WORK TO DO
Return exactly, and only, the lines from the one holding "Emit a Python" through the one holding "ax=ax, zorder=3)", both included; the pictures stay out.

RECORD EXTRACTS
● ● ● ●

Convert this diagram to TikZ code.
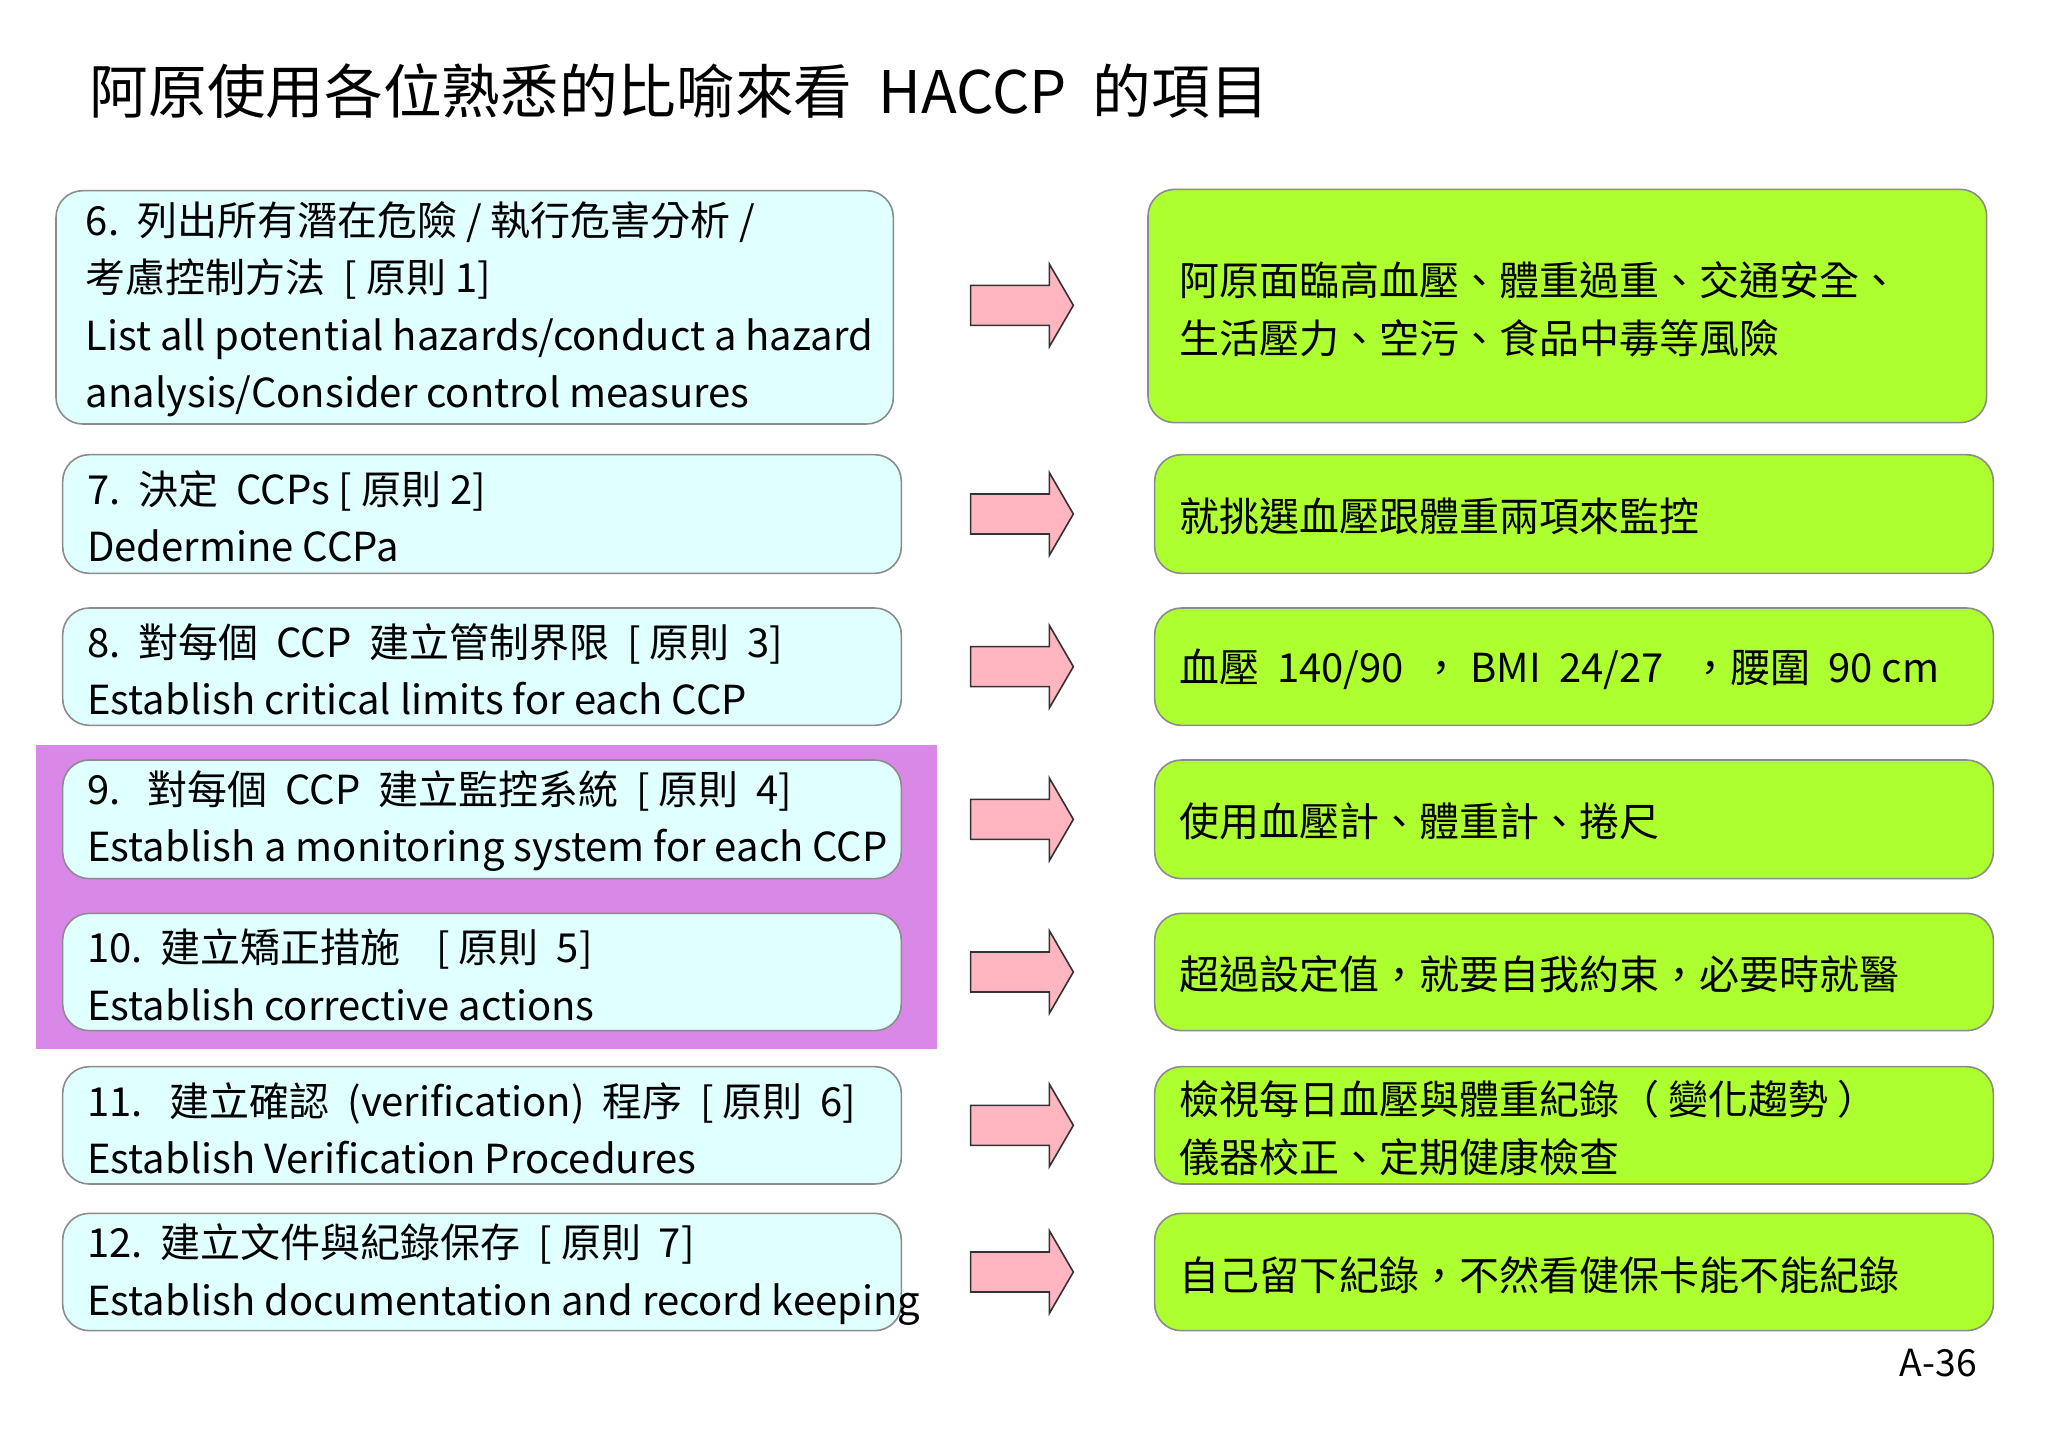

● ● ● ●

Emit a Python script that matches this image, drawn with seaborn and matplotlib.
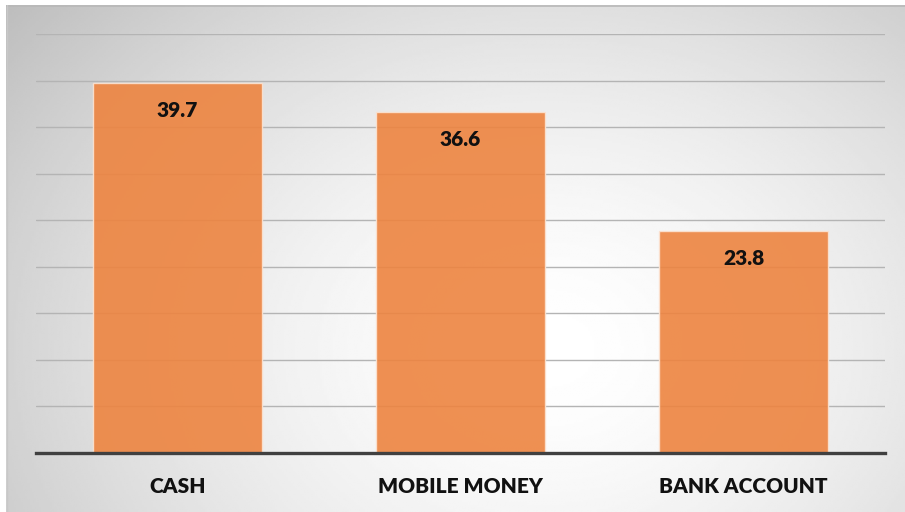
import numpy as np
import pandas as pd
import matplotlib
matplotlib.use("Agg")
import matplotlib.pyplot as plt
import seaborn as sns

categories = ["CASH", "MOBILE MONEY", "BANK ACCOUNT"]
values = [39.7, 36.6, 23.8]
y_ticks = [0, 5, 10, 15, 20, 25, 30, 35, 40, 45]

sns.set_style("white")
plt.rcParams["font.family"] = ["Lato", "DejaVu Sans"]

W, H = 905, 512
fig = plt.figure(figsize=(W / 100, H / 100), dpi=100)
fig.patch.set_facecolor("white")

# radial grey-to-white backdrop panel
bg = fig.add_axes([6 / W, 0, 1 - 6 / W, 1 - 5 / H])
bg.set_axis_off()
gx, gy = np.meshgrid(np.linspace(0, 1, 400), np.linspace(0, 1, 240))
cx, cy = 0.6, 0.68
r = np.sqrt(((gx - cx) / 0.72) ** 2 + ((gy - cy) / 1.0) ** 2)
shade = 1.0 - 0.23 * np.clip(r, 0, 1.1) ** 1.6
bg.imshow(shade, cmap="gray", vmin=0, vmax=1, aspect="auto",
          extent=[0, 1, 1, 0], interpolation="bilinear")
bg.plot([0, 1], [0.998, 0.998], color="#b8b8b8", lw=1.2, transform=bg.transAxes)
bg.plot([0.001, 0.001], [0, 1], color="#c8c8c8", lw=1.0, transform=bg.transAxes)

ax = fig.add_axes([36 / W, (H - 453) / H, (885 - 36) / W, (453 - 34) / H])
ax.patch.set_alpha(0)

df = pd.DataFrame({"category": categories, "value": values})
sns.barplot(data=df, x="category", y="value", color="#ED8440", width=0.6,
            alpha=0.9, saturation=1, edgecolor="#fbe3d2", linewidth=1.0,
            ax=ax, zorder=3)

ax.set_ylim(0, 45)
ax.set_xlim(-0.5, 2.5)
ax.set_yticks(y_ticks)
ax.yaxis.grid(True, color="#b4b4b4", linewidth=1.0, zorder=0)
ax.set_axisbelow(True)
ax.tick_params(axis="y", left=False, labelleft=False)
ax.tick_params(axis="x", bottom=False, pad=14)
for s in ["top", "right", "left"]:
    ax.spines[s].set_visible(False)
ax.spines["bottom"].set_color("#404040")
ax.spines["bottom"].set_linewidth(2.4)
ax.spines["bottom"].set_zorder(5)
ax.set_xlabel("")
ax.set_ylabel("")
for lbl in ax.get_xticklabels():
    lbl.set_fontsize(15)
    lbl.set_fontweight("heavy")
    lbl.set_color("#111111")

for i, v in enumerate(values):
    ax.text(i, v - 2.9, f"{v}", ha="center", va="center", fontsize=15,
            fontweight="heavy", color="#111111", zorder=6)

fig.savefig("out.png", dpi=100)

● ● ● ●

THE ANSWER
Emit a Python script that matches this image, drawn with seaborn and matplotlib.
import numpy as np
import pandas as pd
import matplotlib
matplotlib.use("Agg")
import matplotlib.pyplot as plt
import seaborn as sns

categories = ["CASH", "MOBILE MONEY", "BANK ACCOUNT"]
values = [39.7, 36.6, 23.8]
y_ticks = [0, 5, 10, 15, 20, 25, 30, 35, 40, 45]

sns.set_style("white")
plt.rcParams["font.family"] = ["Lato", "DejaVu Sans"]

W, H = 905, 512
fig = plt.figure(figsize=(W / 100, H / 100), dpi=100)
fig.patch.set_facecolor("white")

# radial grey-to-white backdrop panel
bg = fig.add_axes([6 / W, 0, 1 - 6 / W, 1 - 5 / H])
bg.set_axis_off()
gx, gy = np.meshgrid(np.linspace(0, 1, 400), np.linspace(0, 1, 240))
cx, cy = 0.6, 0.68
r = np.sqrt(((gx - cx) / 0.72) ** 2 + ((gy - cy) / 1.0) ** 2)
shade = 1.0 - 0.23 * np.clip(r, 0, 1.1) ** 1.6
bg.imshow(shade, cmap="gray", vmin=0, vmax=1, aspect="auto",
          extent=[0, 1, 1, 0], interpolation="bilinear")
bg.plot([0, 1], [0.998, 0.998], color="#b8b8b8", lw=1.2, transform=bg.transAxes)
bg.plot([0.001, 0.001], [0, 1], color="#c8c8c8", lw=1.0, transform=bg.transAxes)

ax = fig.add_axes([36 / W, (H - 453) / H, (885 - 36) / W, (453 - 34) / H])
ax.patch.set_alpha(0)

df = pd.DataFrame({"category": categories, "value": values})
sns.barplot(data=df, x="category", y="value", color="#ED8440", width=0.6,
            alpha=0.9, saturation=1, edgecolor="#fbe3d2", linewidth=1.0,
            ax=ax, zorder=3)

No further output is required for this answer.